● To do: Repeat the lines below exactly as written, please, from the line with "Rebuild this chart" to the line with "const Y_MAX = 0.31;", both lines included, and no others.

Start of Data for processing

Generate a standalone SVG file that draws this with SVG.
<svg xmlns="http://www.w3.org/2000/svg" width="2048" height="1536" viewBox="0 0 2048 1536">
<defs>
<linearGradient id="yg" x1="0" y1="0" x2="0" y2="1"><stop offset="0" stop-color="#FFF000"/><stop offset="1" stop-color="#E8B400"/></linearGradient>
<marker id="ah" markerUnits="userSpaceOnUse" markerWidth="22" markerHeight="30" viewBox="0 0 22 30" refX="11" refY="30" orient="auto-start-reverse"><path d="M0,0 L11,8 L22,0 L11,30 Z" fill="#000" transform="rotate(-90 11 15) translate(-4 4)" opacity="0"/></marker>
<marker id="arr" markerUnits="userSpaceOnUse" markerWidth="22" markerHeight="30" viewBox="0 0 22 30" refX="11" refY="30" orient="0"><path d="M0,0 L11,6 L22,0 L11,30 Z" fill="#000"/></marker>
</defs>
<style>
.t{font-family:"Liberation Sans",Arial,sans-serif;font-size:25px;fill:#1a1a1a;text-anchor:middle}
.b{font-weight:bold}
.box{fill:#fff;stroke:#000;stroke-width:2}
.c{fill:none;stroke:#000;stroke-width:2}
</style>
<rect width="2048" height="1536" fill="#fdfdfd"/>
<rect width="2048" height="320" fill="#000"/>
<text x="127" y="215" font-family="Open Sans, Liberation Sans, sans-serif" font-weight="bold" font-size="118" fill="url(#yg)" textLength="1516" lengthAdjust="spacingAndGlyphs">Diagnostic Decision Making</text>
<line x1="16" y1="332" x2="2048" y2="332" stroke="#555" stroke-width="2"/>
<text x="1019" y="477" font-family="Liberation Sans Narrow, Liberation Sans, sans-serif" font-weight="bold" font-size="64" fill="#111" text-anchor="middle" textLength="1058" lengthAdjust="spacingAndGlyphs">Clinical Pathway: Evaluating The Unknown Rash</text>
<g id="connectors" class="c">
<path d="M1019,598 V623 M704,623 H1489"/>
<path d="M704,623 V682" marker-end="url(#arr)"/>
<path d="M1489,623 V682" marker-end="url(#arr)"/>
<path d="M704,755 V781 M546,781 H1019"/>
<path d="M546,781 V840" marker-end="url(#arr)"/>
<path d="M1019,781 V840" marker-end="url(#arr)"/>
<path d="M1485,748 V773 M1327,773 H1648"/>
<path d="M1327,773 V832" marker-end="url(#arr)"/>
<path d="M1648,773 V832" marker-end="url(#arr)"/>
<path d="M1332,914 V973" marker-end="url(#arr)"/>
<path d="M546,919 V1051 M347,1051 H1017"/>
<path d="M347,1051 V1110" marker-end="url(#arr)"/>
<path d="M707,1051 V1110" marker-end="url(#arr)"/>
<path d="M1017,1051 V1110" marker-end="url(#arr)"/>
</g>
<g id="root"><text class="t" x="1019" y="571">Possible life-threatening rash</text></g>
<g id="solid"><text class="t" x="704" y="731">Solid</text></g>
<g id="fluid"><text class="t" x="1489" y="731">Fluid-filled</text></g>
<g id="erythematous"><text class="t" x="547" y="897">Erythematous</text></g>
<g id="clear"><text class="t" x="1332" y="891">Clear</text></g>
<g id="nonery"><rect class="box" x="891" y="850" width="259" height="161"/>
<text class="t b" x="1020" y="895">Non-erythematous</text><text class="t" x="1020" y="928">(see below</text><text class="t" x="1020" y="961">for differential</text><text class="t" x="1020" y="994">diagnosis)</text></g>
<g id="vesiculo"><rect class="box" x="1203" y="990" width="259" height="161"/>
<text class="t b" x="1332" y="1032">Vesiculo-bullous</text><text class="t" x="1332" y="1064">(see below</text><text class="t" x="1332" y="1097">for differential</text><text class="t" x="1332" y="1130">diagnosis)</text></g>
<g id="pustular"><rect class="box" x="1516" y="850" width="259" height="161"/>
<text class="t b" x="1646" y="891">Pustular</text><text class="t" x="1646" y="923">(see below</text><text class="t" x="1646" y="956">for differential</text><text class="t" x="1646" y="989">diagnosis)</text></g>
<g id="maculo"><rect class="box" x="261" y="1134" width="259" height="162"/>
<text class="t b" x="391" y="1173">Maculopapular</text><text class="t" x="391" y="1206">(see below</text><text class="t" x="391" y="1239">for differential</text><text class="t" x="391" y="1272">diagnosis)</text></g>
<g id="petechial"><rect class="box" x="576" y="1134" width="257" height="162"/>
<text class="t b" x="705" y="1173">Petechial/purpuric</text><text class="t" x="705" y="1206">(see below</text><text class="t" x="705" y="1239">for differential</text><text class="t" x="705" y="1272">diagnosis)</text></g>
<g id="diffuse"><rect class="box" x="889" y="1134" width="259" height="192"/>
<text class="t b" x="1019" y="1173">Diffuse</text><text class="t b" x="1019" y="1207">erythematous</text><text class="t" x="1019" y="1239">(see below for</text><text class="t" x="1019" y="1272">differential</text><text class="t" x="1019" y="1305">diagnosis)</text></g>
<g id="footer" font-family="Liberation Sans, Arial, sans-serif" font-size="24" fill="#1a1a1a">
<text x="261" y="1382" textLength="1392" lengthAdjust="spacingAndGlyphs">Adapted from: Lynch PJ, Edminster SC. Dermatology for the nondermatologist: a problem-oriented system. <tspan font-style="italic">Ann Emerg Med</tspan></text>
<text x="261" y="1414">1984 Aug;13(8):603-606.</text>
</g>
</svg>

End of Data for processing
Start of Data for processing

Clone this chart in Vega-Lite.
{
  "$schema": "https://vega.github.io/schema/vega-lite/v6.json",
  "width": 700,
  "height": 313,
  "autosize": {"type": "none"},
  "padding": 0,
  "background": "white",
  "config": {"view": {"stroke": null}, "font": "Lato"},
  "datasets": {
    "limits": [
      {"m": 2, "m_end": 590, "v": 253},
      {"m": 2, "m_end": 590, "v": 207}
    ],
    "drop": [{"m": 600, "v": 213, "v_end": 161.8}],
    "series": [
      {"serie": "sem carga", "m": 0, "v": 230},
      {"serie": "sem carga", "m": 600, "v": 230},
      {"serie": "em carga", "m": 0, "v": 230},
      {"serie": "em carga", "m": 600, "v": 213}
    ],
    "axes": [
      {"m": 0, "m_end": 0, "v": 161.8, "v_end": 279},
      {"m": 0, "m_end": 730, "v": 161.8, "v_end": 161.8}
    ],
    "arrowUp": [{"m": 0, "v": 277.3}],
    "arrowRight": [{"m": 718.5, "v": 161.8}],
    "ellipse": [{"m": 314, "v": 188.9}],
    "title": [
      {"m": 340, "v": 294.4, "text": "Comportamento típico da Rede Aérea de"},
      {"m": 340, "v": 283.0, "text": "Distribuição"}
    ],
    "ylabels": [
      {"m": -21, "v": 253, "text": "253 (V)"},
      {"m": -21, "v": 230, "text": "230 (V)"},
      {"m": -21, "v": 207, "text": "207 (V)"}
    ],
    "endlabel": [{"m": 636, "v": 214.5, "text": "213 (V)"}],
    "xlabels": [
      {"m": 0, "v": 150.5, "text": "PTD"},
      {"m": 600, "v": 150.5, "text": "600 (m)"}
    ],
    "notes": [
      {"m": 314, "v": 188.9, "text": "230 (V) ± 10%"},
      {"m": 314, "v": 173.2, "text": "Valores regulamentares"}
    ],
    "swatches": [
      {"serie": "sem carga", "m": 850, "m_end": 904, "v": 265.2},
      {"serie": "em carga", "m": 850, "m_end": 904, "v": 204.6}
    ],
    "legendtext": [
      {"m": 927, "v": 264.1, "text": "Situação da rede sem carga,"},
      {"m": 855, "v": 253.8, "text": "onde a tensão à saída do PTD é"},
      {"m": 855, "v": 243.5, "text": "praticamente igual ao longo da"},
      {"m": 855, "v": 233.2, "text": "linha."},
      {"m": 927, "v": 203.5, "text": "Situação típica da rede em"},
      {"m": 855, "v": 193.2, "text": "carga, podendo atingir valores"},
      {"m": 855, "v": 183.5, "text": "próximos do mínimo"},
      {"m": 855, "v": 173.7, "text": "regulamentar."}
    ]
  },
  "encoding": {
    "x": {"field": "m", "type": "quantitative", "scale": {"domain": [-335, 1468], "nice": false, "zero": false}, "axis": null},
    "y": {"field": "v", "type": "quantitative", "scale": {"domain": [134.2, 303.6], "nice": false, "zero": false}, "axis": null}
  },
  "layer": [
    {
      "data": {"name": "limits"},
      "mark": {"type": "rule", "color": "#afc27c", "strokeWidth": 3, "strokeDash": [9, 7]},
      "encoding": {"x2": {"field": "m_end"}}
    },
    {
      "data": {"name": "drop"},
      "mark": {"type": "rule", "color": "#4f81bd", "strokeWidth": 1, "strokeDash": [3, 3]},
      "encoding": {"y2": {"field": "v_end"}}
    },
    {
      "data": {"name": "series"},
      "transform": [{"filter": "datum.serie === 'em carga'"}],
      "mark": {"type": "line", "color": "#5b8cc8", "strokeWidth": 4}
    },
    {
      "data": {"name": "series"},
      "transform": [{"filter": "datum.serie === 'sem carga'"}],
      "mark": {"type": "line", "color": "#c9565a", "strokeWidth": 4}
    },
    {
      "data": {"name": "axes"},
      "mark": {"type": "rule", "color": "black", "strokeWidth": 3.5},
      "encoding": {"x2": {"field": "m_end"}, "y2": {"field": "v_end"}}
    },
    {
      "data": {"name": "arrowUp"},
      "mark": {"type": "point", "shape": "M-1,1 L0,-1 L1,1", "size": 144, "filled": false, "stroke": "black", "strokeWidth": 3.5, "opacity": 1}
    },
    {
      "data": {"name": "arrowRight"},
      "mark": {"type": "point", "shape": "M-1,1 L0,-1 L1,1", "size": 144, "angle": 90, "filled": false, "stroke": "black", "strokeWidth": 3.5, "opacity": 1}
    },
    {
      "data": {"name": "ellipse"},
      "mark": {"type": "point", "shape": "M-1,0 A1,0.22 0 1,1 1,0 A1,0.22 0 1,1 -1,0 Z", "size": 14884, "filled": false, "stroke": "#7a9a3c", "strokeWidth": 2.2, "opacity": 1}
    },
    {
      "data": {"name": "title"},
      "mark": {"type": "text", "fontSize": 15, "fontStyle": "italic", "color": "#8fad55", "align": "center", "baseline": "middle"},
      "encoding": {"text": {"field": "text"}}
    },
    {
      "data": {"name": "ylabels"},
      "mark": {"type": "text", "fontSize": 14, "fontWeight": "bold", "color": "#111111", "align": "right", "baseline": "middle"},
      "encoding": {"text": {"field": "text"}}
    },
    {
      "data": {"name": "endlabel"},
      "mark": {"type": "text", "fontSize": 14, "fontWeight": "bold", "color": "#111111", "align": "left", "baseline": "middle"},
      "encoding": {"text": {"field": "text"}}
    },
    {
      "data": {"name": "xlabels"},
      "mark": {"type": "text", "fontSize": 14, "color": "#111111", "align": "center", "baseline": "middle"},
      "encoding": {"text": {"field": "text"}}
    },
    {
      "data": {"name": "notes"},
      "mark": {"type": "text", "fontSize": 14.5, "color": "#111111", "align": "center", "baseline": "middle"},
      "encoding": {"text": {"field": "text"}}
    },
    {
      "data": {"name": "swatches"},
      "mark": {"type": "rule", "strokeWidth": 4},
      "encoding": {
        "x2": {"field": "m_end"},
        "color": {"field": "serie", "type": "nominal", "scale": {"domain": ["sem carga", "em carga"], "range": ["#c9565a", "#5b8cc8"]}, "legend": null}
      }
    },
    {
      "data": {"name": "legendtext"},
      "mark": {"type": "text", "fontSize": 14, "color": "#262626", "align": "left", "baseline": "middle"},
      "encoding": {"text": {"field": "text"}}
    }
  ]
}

End of Data for processing
Start of Data for processing

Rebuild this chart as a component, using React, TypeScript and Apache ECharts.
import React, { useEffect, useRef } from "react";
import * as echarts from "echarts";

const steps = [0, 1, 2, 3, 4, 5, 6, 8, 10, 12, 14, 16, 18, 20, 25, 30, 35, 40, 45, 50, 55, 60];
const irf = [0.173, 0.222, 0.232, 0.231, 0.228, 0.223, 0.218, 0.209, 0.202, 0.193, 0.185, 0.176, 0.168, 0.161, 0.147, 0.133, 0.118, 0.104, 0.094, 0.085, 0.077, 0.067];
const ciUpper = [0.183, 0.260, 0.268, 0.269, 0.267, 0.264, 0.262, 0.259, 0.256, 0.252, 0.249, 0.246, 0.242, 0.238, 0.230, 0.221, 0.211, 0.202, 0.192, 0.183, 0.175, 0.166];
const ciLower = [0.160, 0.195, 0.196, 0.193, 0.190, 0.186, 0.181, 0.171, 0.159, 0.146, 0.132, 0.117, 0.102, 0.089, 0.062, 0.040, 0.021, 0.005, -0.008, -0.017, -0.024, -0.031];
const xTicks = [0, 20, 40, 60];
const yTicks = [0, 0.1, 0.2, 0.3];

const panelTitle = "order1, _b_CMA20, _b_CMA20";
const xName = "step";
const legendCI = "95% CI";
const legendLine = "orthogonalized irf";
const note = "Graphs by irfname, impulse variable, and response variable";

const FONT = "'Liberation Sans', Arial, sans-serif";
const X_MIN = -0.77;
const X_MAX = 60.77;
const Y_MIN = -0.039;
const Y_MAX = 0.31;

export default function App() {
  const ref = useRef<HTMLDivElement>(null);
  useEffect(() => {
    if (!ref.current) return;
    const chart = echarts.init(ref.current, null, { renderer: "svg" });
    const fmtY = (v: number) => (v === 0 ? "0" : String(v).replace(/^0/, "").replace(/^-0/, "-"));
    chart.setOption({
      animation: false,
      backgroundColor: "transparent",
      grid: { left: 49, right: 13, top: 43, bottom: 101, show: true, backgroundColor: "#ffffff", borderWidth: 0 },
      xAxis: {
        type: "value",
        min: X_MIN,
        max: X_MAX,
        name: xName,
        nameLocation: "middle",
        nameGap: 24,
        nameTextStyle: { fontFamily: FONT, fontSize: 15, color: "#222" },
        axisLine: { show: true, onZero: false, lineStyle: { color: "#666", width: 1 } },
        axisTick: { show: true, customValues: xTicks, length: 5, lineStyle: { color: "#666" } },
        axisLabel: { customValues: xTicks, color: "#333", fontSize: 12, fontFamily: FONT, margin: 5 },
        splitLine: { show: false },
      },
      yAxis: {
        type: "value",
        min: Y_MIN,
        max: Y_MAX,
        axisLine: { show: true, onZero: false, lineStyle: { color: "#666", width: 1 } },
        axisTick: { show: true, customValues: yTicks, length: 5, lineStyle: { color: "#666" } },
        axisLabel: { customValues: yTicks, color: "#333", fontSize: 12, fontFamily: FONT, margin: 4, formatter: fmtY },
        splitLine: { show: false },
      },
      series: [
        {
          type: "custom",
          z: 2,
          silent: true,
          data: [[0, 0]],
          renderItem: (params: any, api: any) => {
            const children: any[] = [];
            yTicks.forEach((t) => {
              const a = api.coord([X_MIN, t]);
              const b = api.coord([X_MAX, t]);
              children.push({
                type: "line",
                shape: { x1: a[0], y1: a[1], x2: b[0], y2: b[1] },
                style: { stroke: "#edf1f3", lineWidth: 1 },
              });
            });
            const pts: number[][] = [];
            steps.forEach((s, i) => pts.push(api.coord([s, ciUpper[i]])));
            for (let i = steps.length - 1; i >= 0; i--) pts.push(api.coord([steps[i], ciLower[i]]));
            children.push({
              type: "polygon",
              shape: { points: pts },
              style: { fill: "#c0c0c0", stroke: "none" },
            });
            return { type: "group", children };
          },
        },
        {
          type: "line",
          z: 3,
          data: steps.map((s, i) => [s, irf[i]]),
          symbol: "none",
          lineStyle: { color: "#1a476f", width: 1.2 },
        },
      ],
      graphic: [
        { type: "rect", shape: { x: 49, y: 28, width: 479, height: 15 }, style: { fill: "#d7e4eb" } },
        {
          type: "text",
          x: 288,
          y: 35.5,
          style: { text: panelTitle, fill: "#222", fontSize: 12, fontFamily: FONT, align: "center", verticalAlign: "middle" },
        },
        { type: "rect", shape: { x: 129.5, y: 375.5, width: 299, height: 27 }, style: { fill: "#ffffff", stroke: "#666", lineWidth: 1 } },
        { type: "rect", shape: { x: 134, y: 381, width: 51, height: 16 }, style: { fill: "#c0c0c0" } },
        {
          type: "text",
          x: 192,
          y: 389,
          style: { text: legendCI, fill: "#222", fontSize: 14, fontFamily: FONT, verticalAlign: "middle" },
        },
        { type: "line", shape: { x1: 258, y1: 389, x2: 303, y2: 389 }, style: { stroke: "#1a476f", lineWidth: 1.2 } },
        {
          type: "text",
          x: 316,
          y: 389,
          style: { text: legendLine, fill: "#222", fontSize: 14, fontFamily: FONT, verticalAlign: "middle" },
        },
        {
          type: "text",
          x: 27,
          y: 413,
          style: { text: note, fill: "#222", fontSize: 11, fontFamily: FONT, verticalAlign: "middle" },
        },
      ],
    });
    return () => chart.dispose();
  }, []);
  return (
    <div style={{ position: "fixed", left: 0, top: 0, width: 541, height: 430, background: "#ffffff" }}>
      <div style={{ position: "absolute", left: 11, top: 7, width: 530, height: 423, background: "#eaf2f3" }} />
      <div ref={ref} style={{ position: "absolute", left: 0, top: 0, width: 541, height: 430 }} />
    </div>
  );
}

End of Data for processing

● Reply to the exercise:
Rebuild this chart as a component, using React, TypeScript and Apache ECharts.
import React, { useEffect, useRef } from "react";
import * as echarts from "echarts";

const steps = [0, 1, 2, 3, 4, 5, 6, 8, 10, 12, 14, 16, 18, 20, 25, 30, 35, 40, 45, 50, 55, 60];
const irf = [0.173, 0.222, 0.232, 0.231, 0.228, 0.223, 0.218, 0.209, 0.202, 0.193, 0.185, 0.176, 0.168, 0.161, 0.147, 0.133, 0.118, 0.104, 0.094, 0.085, 0.077, 0.067];
const ciUpper = [0.183, 0.260, 0.268, 0.269, 0.267, 0.264, 0.262, 0.259, 0.256, 0.252, 0.249, 0.246, 0.242, 0.238, 0.230, 0.221, 0.211, 0.202, 0.192, 0.183, 0.175, 0.166];
const ciLower = [0.160, 0.195, 0.196, 0.193, 0.190, 0.186, 0.181, 0.171, 0.159, 0.146, 0.132, 0.117, 0.102, 0.089, 0.062, 0.040, 0.021, 0.005, -0.008, -0.017, -0.024, -0.031];
const xTicks = [0, 20, 40, 60];
const yTicks = [0, 0.1, 0.2, 0.3];

const panelTitle = "order1, _b_CMA20, _b_CMA20";
const xName = "step";
const legendCI = "95% CI";
const legendLine = "orthogonalized irf";
const note = "Graphs by irfname, impulse variable, and response variable";

const FONT = "'Liberation Sans', Arial, sans-serif";
const X_MIN = -0.77;
const X_MAX = 60.77;
const Y_MIN = -0.039;
const Y_MAX = 0.31;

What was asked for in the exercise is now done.